O Leo, então, vai para a estrada procurar alguém que nos possa dar fogo. Contra todas as probabilidades ele volta algum tempo depois, com um isqueiro.

- Tem uma parada de ônibus aqui perto, e eu consegui esse isqueiro com um motorista cujo ônibus estava esperando mais alguns passageiros para seguir viagem! – fala empolgado.

Não dá pra duvidar da existência de Deus nessas horas, mesmo que Deus seja conhecido como “Sorte” por algumas pessoas.

Com alguma dificuldade, acendemos uma fogueira no que seria a sala da casinha. Como venta muito, a fogueira pega fogo intensamente, com chamas altas, e por isso mesmo nossos galhos vão acabando muito rapidamente.

Eu acho que em muitos poucos casos, em toda a história do mundo, a estupidez humana salvou um punhado de indivíduos de perigos como insetos e/ou animais venenosos, ou até animais perigosos. Às vezes a burrice, digo, ignorância, é um dom precioso.

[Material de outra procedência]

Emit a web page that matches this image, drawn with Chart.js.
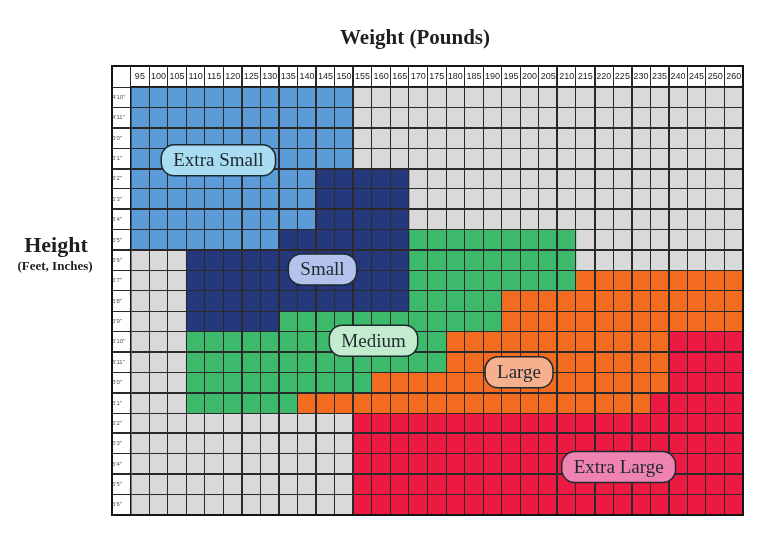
<!DOCTYPE html>
<html>
<head>
<meta charset="utf-8">
<title>Body frame size by height and weight</title>
<script src="https://cdn.jsdelivr.net/npm/chart.js@4.4.0/dist/chart.umd.min.js"></script>
<style>
  html, body { margin: 0; padding: 0; background: #fff; }
  #wrap { width: 768px; height: 542px; }
</style>
</head>
<body>
<div id="wrap"><canvas id="chart" width="768" height="542"></canvas></div>
<script>
const weights = [95, 100, 105, 110, 115, 120, 125, 130, 135, 140, 145, 150, 155, 160, 165, 170, 175,
                 180, 185, 190, 195, 200, 205, 210, 215, 220, 225, 230, 235, 240, 245, 250, 260];
const heights = ["4'10\"", "4'11\"", "5'0\"", "5'1\"", "5'2\"", "5'3\"", "5'4\"", "5'5\"", "5'6\"", "5'7\"",
                 "5'8\"", "5'9\"", "5'10\"", "5'11\"", "6'0\"", "6'1\"", "6'2\"", "6'3\"", "6'4\"", "6'5\"", "6'6\""];

// [from, to] weight for each height row, null where the size is not present
const extraSmall = [[95, 150], [95, 150], [95, 150], [95, 150], [95, 140], [95, 140], [95, 140], [95, 130],
                    null, null, null, null, null, null, null, null, null, null, null, null, null];
const small = [null, null, null, null, [145, 165], [145, 165], [145, 165], [135, 165], [110, 165], [110, 165],
               [110, 165], [110, 130], null, null, null, null, null, null, null, null, null];
const medium = [null, null, null, null, null, null, null, [170, 210], [170, 210], [170, 210], [170, 190],
                [135, 190], [110, 175], [110, 175], [110, 155], [110, 135], null, null, null, null, null];
const large = [null, null, null, null, null, null, null, null, null, [215, 260], [195, 260], [195, 260],
               [180, 235], [180, 235], [160, 235], [140, 230], null, null, null, null, null];
const extraLarge = [null, null, null, null, null, null, null, null, null, null, null, null,
                    [240, 260], [240, 260], [240, 260], [235, 260], [155, 260], [155, 260], [155, 260], [155, 260], [155, 260]];

const sizeNames = ['Extra Small', 'Small', 'Medium', 'Large', 'Extra Large'];
const sizeRows = [extraSmall, small, medium, large, extraLarge];
const cellColors = ['#5b9bd7', '#26387c', '#3cb96b', '#f26b1f', '#ec1a43'];
const pillColors = ['#a9dcf1', '#b3c3eb', '#c3ebcd', '#f6b08d', '#ee82b0'];
// where each name bubble sits, in column / row units
const pillAt = [[4.73, 3.1], [10.34, 8.45], [13.09, 11.95], [20.93, 13.5], [26.3, 18.15]];

const thickCols = [6, 8, 10, 12, 23, 25, 27, 29];
const thickRows = [2, 4, 6, 8, 13, 15, 17, 19];
const lineColor = '#2a2a2a';

function toCells(rows) {
  return rows.map(r => r ? [weights.indexOf(r[0]), weights.indexOf(r[1]) + 1] : null);
}

const tableDecor = {
  id: 'tableDecor',
  beforeDraw(chart) {
    const { ctx, chartArea: a } = chart;
    ctx.save();
    ctx.fillStyle = '#d9d9d9';
    ctx.fillRect(a.left, a.top, a.right - a.left, a.bottom - a.top);
    ctx.restore();
  },
  afterDraw(chart) {
    const { ctx, chartArea: a, scales: { x, y } } = chart;
    ctx.save();
    ctx.strokeStyle = '#151515';
    ctx.lineWidth = 2;
    ctx.strokeRect(y.left, x.top, a.right - y.left, a.bottom - x.top);

    ctx.fillStyle = '#1f1f1f';
    ctx.textAlign = 'center';
    ctx.textBaseline = 'alphabetic';
    ctx.font = 'bold 21px "Liberation Serif"';
    ctx.fillText('Weight (Pounds)', 415, 44);
    ctx.font = 'bold 22px "Liberation Serif"';
    ctx.fillText('Height', 56, 252);
    ctx.font = 'bold 13px "Liberation Serif"';
    ctx.fillText('(Feet, Inches)', 55, 270);

    sizeNames.forEach((name, i) => {
      const cx = x.getPixelForValue(pillAt[i][0]);
      const cy = y.getPixelForValue(pillAt[i][1]);
      ctx.font = '19px "Liberation Serif"';
      const w = ctx.measureText(name).width + 24;
      const h = 31;
      ctx.beginPath();
      ctx.roundRect(cx - w / 2, cy - h / 2, w, h, 13);
      ctx.fillStyle = pillColors[i];
      ctx.fill();
      ctx.lineWidth = 1.5;
      ctx.strokeStyle = '#1d2a30';
      ctx.stroke();
      ctx.fillStyle = '#1d2a30';
      ctx.textBaseline = 'middle';
      ctx.fillText(name, cx, cy + 1);
    });
    ctx.restore();
  }
};

new Chart(document.getElementById('chart'), {
  type: 'bar',
  data: {
    labels: heights,
    datasets: sizeRows.map((rows, i) => ({
      label: sizeNames[i],
      data: toCells(rows),
      backgroundColor: cellColors[i],
      borderWidth: 0,
      barPercentage: 1,
      categoryPercentage: 1,
      grouped: false
    }))
  },
  options: {
    indexAxis: 'y',
    responsive: false,
    animation: false,
    events: [],
    layout: { padding: { top: 66, left: 112, right: 25, bottom: 27 } },
    plugins: {
      legend: { display: false },
      tooltip: { enabled: false },
      title: { display: false }
    },
    scales: {
      x: {
        type: 'linear',
        position: 'top',
        min: 0,
        max: weights.length,
        afterBuildTicks: (scale) => {
          scale.ticks = Array.from({ length: weights.length + 1 }, (_, i) => ({ value: i }));
        },
        afterFit: (scale) => { scale.height = 21; },
        ticks: {
          autoSkip: false,
          maxRotation: 0,
          padding: -15.9,
          labelOffset: 9.28,
          color: '#222',
          font: { family: '"Liberation Sans"', size: 9 },
          callback: (v) => weights[v] !== undefined ? String(weights[v]) : ''
        },
        grid: {
          z: 1,
          color: lineColor,
          tickLength: 21,
          lineWidth: (c) => c.tick && thickCols.includes(c.tick.value) ? 2 : 1
        },
        border: { z: 1, color: '#151515', width: 1.5 }
      },
      y: {
        position: 'left',
        afterFit: (scale) => { scale.width = 18.6; },
        ticks: {
          crossAlign: 'far',
          color: '#555',
          font: { family: '"Liberation Sans"', size: 6 }
        },
        grid: {
          z: 1,
          color: lineColor,
          tickLength: 18.6,
          lineWidth: (c) => thickRows.includes(c.index) ? 2 : 1
        },
        border: { z: 1, color: '#151515', width: 1.5 }
      }
    }
  },
  plugins: [tableDecor]
});
</script>
</body>
</html>
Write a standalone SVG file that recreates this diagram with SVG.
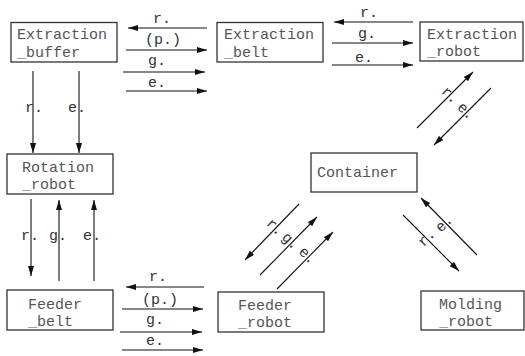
<svg xmlns="http://www.w3.org/2000/svg" width="525" height="356" viewBox="0 0 525 356">
<defs>
<style>
.box{fill:#fff;stroke:#333;stroke-width:1.3}
.nt{font-family:"Liberation Mono","DejaVu Sans Mono",monospace;font-size:15px;fill:#555}
.lt{font-family:"Liberation Mono","DejaVu Sans Mono",monospace;font-size:15px;fill:#333}
.ln{stroke:#111;stroke-width:1.1;fill:none}
.ah{marker-end:url(#arr)}
</style>
<marker id="arr" viewBox="0 0 10 6" refX="10" refY="3" markerWidth="10" markerHeight="6" markerUnits="userSpaceOnUse" orient="auto">
<path d="M0,0 L10,3 L0,6 z" fill="#111"/>
</marker>
</defs>
<rect width="525" height="356" fill="#fff"/>
<g id="extraction_buffer">
<rect class="box" x="11" y="22.5" width="106" height="39.5"/>
<text class="nt" x="17" y="39">Extraction</text>
<text class="nt" x="17" y="57">_buffer</text>
</g>
<g id="extraction_belt">
<rect class="box" x="217" y="22.5" width="106" height="39.5"/>
<text class="nt" x="224" y="39">Extraction</text>
<text class="nt" x="224" y="57">_belt</text>
</g>
<g id="extraction_robot">
<rect class="box" x="420" y="22" width="103" height="39"/>
<text class="nt" x="427" y="39">Extraction</text>
<text class="nt" x="427" y="56">_robot</text>
</g>
<g id="rotation_robot">
<rect class="box" x="7" y="154" width="106" height="40"/>
<text class="nt" x="22" y="172">Rotation</text>
<text class="nt" x="22" y="189">_robot</text>
</g>
<g id="container">
<rect class="box" x="311" y="153" width="106" height="39"/>
<text class="nt" x="317" y="177">Container</text>
</g>
<g id="feeder_belt">
<rect class="box" x="7" y="290" width="106" height="40"/>
<text class="nt" x="28" y="309">Feeder</text>
<text class="nt" x="28" y="326">_belt</text>
</g>
<g id="feeder_robot">
<rect class="box" x="218" y="292" width="106" height="40"/>
<text class="nt" x="238" y="310">Feeder</text>
<text class="nt" x="238" y="327">_robot</text>
</g>
<g id="molding_robot">
<rect class="box" x="421" y="291" width="103" height="39"/>
<text class="nt" x="439" y="309">Molding</text>
<text class="nt" x="439" y="326">_robot</text>
</g>
<g id="connectors">
<line class="ln ah" x1="207" y1="28" x2="128" y2="28"/>
<text class="lt" x="153" y="23">r.</text>
<line class="ln ah" x1="126" y1="50" x2="207" y2="50"/>
<text class="lt" x="145" y="44">(p.)</text>
<line class="ln ah" x1="123" y1="72" x2="205" y2="72"/>
<text class="lt" x="148" y="65">g.</text>
<line class="ln ah" x1="126" y1="91" x2="207" y2="91"/>
<text class="lt" x="148" y="87">e.</text>
<line class="ln ah" x1="413" y1="22" x2="334" y2="22"/>
<text class="lt" x="360" y="17">r.</text>
<line class="ln ah" x1="332" y1="43" x2="413" y2="43"/>
<text class="lt" x="358" y="38">g.</text>
<line class="ln ah" x1="332" y1="65" x2="413" y2="65"/>
<text class="lt" x="355" y="62">e.</text>
<line class="ln ah" x1="33" y1="71" x2="33" y2="153"/>
<line class="ln ah" x1="79" y1="71" x2="79" y2="153"/>
<text class="lt" x="25" y="112">r.</text>
<text class="lt" x="68" y="112">e.</text>
<line class="ln ah" x1="31" y1="199" x2="31" y2="276"/>
<line class="ln ah" x1="59" y1="281" x2="59" y2="200"/>
<line class="ln ah" x1="94" y1="281" x2="94" y2="200"/>
<text class="lt" x="21" y="240">r.</text>
<text class="lt" x="49" y="240">g.</text>
<text class="lt" x="83" y="240">e.</text>
<line class="ln ah" x1="204" y1="287" x2="126" y2="287"/>
<text class="lt" x="149" y="281">r.</text>
<line class="ln ah" x1="122" y1="309" x2="203" y2="309"/>
<text class="lt" x="142" y="304">(p.)</text>
<line class="ln ah" x1="120" y1="332" x2="202" y2="332"/>
<text class="lt" x="146" y="324">g.</text>
<line class="ln ah" x1="122" y1="350" x2="203" y2="350"/>
<text class="lt" x="146" y="345">e.</text>
<line class="ln ah" x1="417" y1="128" x2="473" y2="72"/>
<line class="ln ah" x1="491" y1="88" x2="434" y2="145"/>
<text class="lt" transform="translate(440.5,92) rotate(45)">r.</text>
<text class="lt" transform="translate(456.5,108) rotate(45)">e.</text>
<line class="ln ah" x1="299" y1="204" x2="245" y2="260"/>
<line class="ln ah" x1="260" y1="275" x2="317" y2="217"/>
<line class="ln ah" x1="277" y1="289" x2="333" y2="232"/>
<text class="lt" transform="translate(265.5,224) rotate(45)">r.</text>
<text class="lt" transform="translate(281,238) rotate(45)">g.</text>
<text class="lt" transform="translate(298,252.5) rotate(45)">e.</text>
<line class="ln ah" x1="403" y1="215" x2="459" y2="271"/>
<line class="ln ah" x1="477" y1="255" x2="421" y2="198"/>
<text class="lt" transform="translate(423.5,247.4) rotate(-45)">r.</text>
<text class="lt" transform="translate(441,233) rotate(-45)">e.</text>
</g>
</svg>
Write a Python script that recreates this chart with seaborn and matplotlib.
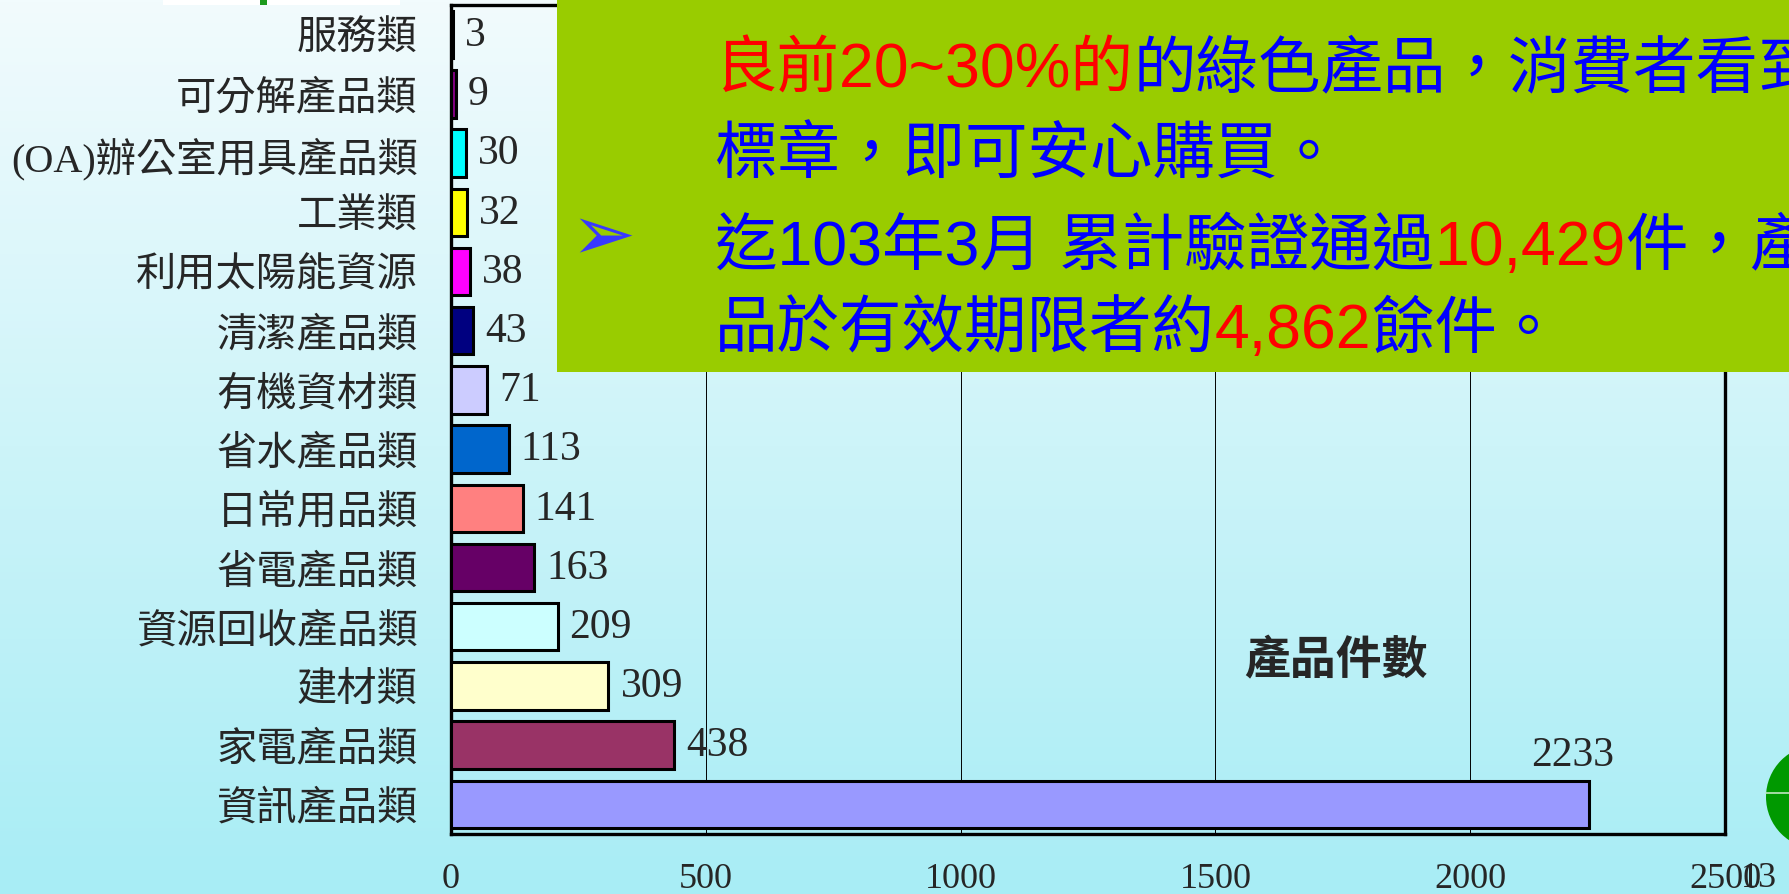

Para fugirmos do vento que consumia nossa fogueira, resolvemos levar a fogueira pra dentro do nosso quarto. A nuvem de fumaça que dominou o pequeno cômodo era tão densa que não se poderia enxergar um palmo à frente do próprio nariz, se fosse possível abrir os olhos que lacrimejavam como se eu estivesse cortando uma cebola.

Rindo histericamente, apagamos a fogueira e saímos do quartinho, completamente defumados. Nós e todos os outros seres vivos do lugar – certeza que nada (nem mosquito, nem escorpião, nem cobra) ia nos incomodar aquela noite.